Instructions to follow » Do not include the pictures; repeat the rest of the data exactly.

(Records contained in a dataset)
* Begin *

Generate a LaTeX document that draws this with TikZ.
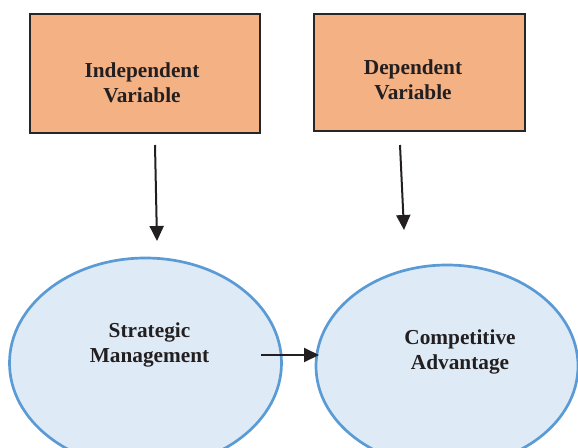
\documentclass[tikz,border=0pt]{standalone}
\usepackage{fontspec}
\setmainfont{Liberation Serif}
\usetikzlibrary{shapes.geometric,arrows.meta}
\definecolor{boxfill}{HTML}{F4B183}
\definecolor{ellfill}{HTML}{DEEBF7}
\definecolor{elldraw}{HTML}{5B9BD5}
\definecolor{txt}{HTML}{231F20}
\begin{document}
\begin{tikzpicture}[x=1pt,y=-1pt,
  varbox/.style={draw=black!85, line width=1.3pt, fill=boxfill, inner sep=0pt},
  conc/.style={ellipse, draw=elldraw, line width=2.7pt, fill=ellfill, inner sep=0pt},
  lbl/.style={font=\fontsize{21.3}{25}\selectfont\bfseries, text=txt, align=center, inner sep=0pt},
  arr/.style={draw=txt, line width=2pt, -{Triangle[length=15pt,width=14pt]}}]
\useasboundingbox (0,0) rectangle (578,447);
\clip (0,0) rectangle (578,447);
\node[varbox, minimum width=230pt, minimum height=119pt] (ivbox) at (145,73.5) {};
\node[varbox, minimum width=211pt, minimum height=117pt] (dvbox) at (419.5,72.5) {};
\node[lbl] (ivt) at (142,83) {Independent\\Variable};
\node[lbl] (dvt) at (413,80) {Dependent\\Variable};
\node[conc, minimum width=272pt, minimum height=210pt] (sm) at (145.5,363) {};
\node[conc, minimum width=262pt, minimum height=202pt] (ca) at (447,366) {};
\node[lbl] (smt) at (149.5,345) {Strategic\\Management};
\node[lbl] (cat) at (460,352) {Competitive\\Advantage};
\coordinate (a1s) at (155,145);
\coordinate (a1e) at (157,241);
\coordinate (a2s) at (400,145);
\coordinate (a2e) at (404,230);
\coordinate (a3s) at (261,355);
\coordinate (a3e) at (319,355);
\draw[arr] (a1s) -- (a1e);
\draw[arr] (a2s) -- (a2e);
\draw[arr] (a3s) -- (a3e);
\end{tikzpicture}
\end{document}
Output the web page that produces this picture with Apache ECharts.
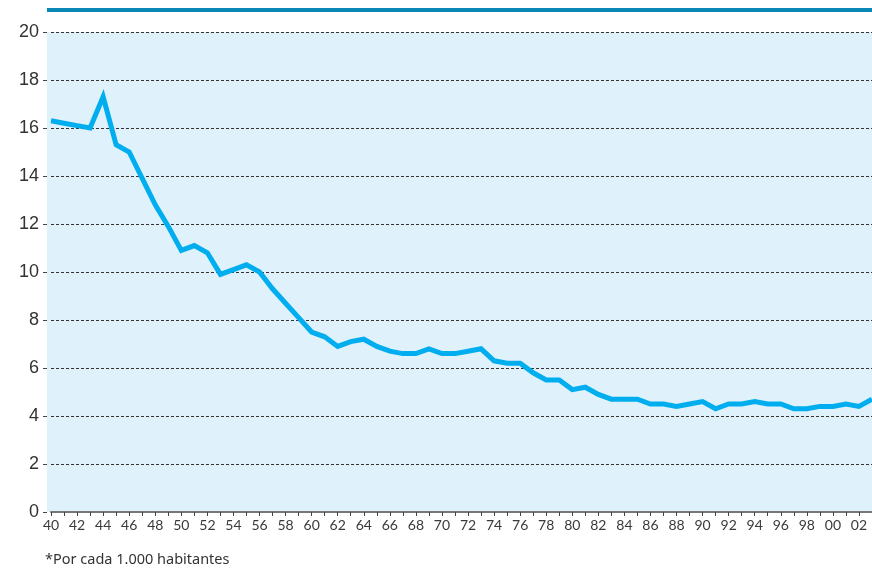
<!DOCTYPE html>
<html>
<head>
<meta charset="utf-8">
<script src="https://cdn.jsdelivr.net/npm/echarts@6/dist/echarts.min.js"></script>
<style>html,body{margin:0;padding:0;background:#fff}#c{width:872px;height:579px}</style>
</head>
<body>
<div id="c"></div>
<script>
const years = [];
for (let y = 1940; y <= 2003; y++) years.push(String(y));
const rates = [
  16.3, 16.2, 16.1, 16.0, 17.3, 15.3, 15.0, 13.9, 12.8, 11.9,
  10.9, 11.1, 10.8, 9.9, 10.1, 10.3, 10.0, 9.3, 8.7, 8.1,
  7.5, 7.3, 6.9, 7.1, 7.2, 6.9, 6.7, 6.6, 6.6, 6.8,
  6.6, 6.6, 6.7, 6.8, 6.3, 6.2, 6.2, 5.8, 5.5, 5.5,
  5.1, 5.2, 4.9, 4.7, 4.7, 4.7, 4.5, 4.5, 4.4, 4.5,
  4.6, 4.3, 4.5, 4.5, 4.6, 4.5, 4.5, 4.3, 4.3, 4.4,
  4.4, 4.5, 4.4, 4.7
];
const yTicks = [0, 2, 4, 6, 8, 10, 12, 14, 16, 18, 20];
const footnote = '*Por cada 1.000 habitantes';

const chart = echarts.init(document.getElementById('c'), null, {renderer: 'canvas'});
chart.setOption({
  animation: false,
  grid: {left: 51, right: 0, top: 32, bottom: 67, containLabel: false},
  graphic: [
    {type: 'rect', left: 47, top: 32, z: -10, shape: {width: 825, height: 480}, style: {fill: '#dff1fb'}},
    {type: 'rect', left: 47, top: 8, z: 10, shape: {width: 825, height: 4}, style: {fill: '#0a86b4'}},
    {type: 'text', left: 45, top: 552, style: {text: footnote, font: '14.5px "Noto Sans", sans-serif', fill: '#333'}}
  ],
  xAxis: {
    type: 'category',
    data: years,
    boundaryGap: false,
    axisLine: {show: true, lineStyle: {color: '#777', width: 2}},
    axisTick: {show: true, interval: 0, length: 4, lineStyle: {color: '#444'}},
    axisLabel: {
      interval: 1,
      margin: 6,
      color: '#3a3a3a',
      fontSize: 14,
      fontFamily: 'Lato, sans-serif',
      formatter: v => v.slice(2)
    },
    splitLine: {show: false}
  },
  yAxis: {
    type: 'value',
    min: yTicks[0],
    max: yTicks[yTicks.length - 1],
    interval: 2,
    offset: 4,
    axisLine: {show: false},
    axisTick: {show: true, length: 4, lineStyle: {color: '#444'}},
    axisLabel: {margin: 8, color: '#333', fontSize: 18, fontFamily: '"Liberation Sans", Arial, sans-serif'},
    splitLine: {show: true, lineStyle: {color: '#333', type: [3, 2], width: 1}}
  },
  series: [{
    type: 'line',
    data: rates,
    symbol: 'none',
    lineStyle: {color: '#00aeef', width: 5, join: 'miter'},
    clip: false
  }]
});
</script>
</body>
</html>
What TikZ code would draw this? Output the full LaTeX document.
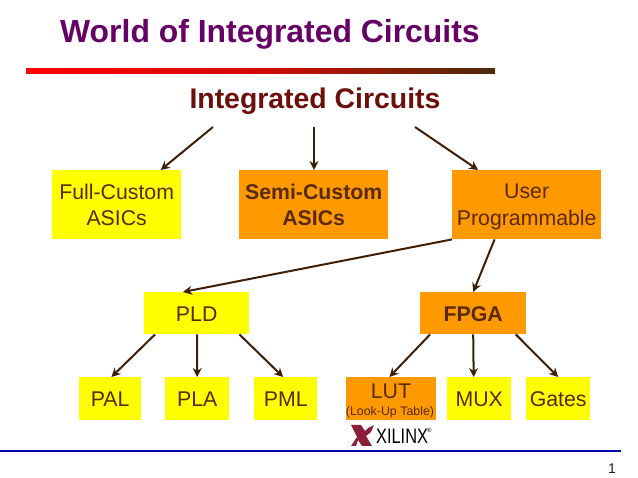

* End *

Answer to this problem »
Generate a LaTeX document that draws this with TikZ.
\documentclass[tikz,border=0pt]{standalone}
\usepackage{fontspec}
\setmainfont{Liberation Serif}
\usetikzlibrary{shapes.geometric,arrows.meta}
\definecolor{boxfill}{HTML}{F4B183}
\definecolor{ellfill}{HTML}{DEEBF7}
\definecolor{elldraw}{HTML}{5B9BD5}
\definecolor{txt}{HTML}{231F20}
\begin{document}
\begin{tikzpicture}[x=1pt,y=-1pt,
  varbox/.style={draw=black!85, line width=1.3pt, fill=boxfill, inner sep=0pt},
  conc/.style={ellipse, draw=elldraw, line width=2.7pt, fill=ellfill, inner sep=0pt},
  lbl/.style={font=\fontsize{21.3}{25}\selectfont\bfseries, text=txt, align=center, inner sep=0pt},
  arr/.style={draw=txt, line width=2pt, -{Triangle[length=15pt,width=14pt]}}]
\useasboundingbox (0,0) rectangle (578,447);
\clip (0,0) rectangle (578,447);
\node[varbox, minimum width=230pt, minimum height=119pt] (ivbox) at (145,73.5) {};
\node[varbox, minimum width=211pt, minimum height=117pt] (dvbox) at (419.5,72.5) {};
\node[lbl] (ivt) at (142,83) {Independent\\Variable};
\node[lbl] (dvt) at (413,80) {Dependent\\Variable};
\node[conc, minimum width=272pt, minimum height=210pt] (sm) at (145.5,363) {};
\node[conc, minimum width=262pt, minimum height=202pt] (ca) at (447,366) {};
\node[lbl] (smt) at (149.5,345) {Strategic\\Management};
\node[lbl] (cat) at (460,352) {Competitive\\Advantage};
\coordinate (a1s) at (155,145);
\coordinate (a1e) at (157,241);
\coordinate (a2s) at (400,145);
\coordinate (a2e) at (404,230);
\coordinate (a3s) at (261,355);
\coordinate (a3e) at (319,355);
\draw[arr] (a1s) -- (a1e);
\draw[arr] (a2s) -- (a2e);
\draw[arr] (a3s) -- (a3e);
\end{tikzpicture}
\end{document}
Output the web page that produces this picture with Apache ECharts.
<!DOCTYPE html>
<html>
<head>
<meta charset="utf-8">
<script src="https://cdn.jsdelivr.net/npm/echarts@6/dist/echarts.min.js"></script>
<style>html,body{margin:0;padding:0;background:#fff}#c{width:872px;height:579px}</style>
</head>
<body>
<div id="c"></div>
<script>
const years = [];
for (let y = 1940; y <= 2003; y++) years.push(String(y));
const rates = [
  16.3, 16.2, 16.1, 16.0, 17.3, 15.3, 15.0, 13.9, 12.8, 11.9,
  10.9, 11.1, 10.8, 9.9, 10.1, 10.3, 10.0, 9.3, 8.7, 8.1,
  7.5, 7.3, 6.9, 7.1, 7.2, 6.9, 6.7, 6.6, 6.6, 6.8,
  6.6, 6.6, 6.7, 6.8, 6.3, 6.2, 6.2, 5.8, 5.5, 5.5,
  5.1, 5.2, 4.9, 4.7, 4.7, 4.7, 4.5, 4.5, 4.4, 4.5,
  4.6, 4.3, 4.5, 4.5, 4.6, 4.5, 4.5, 4.3, 4.3, 4.4,
  4.4, 4.5, 4.4, 4.7
];
const yTicks = [0, 2, 4, 6, 8, 10, 12, 14, 16, 18, 20];
const footnote = '*Por cada 1.000 habitantes';

const chart = echarts.init(document.getElementById('c'), null, {renderer: 'canvas'});
chart.setOption({
  animation: false,
  grid: {left: 51, right: 0, top: 32, bottom: 67, containLabel: false},
  graphic: [
    {type: 'rect', left: 47, top: 32, z: -10, shape: {width: 825, height: 480}, style: {fill: '#dff1fb'}},
    {type: 'rect', left: 47, top: 8, z: 10, shape: {width: 825, height: 4}, style: {fill: '#0a86b4'}},
    {type: 'text', left: 45, top: 552, style: {text: footnote, font: '14.5px "Noto Sans", sans-serif', fill: '#333'}}
  ],
  xAxis: {
    type: 'category',
    data: years,
    boundaryGap: false,
    axisLine: {show: true, lineStyle: {color: '#777', width: 2}},
    axisTick: {show: true, interval: 0, length: 4, lineStyle: {color: '#444'}},
    axisLabel: {
      interval: 1,
      margin: 6,
      color: '#3a3a3a',
      fontSize: 14,
      fontFamily: 'Lato, sans-serif',
      formatter: v => v.slice(2)
    },
    splitLine: {show: false}
  },
  yAxis: {
    type: 'value',
    min: yTicks[0],
    max: yTicks[yTicks.length - 1],
    interval: 2,
    offset: 4,
    axisLine: {show: false},
    axisTick: {show: true, length: 4, lineStyle: {color: '#444'}},
    axisLabel: {margin: 8, color: '#333', fontSize: 18, fontFamily: '"Liberation Sans", Arial, sans-serif'},
    splitLine: {show: true, lineStyle: {color: '#333', type: [3, 2], width: 1}}
  },
  series: [{
    type: 'line',
    data: rates,
    symbol: 'none',
    lineStyle: {color: '#00aeef', width: 5, join: 'miter'},
    clip: false
  }]
});
</script>
</body>
</html>
What TikZ code would draw this? Output the full LaTeX document.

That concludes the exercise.